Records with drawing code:
↓

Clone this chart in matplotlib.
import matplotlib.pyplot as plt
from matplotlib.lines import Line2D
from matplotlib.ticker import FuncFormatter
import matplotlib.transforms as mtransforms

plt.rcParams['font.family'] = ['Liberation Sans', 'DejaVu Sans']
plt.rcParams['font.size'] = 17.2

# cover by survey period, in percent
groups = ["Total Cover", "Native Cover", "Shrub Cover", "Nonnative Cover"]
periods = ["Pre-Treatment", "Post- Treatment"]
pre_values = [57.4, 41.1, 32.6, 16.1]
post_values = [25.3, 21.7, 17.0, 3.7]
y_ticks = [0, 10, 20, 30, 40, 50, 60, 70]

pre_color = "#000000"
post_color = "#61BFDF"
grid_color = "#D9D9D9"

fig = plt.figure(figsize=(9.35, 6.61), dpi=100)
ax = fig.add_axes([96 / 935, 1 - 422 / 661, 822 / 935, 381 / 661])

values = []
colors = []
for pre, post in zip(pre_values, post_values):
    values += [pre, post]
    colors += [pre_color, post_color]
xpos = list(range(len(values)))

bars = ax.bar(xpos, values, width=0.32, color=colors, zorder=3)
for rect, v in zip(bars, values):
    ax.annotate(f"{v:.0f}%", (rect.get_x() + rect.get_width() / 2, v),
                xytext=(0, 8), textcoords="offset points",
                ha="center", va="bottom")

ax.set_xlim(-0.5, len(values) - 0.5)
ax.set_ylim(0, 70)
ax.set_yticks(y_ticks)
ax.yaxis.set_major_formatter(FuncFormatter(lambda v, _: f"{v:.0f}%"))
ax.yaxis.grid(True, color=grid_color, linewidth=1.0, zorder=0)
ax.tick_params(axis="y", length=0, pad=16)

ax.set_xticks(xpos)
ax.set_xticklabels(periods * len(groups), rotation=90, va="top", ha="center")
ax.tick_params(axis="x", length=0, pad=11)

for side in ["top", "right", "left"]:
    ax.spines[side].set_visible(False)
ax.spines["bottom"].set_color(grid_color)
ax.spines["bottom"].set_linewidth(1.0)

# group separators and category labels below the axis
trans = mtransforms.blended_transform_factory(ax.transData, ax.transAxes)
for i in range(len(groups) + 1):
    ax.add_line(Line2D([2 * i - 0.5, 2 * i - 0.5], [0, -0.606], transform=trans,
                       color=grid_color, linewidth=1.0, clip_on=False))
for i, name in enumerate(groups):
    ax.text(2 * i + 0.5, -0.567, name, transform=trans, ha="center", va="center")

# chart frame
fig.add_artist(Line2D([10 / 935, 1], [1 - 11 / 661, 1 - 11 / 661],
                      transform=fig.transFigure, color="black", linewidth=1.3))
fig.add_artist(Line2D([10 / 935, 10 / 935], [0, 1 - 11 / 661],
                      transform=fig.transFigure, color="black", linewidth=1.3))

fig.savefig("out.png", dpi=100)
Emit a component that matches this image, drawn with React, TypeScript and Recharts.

↑

* EXERCISE PROMPT:
Up to and including the line with "xpos = list(range(len(values)))", print every line of the records from the start.

* TASK RESPONSE:
Clone this chart in matplotlib.
import matplotlib.pyplot as plt
from matplotlib.lines import Line2D
from matplotlib.ticker import FuncFormatter
import matplotlib.transforms as mtransforms

plt.rcParams['font.family'] = ['Liberation Sans', 'DejaVu Sans']
plt.rcParams['font.size'] = 17.2

# cover by survey period, in percent
groups = ["Total Cover", "Native Cover", "Shrub Cover", "Nonnative Cover"]
periods = ["Pre-Treatment", "Post- Treatment"]
pre_values = [57.4, 41.1, 32.6, 16.1]
post_values = [25.3, 21.7, 17.0, 3.7]
y_ticks = [0, 10, 20, 30, 40, 50, 60, 70]

pre_color = "#000000"
post_color = "#61BFDF"
grid_color = "#D9D9D9"

fig = plt.figure(figsize=(9.35, 6.61), dpi=100)
ax = fig.add_axes([96 / 935, 1 - 422 / 661, 822 / 935, 381 / 661])

values = []
colors = []
for pre, post in zip(pre_values, post_values):
    values += [pre, post]
    colors += [pre_color, post_color]
xpos = list(range(len(values)))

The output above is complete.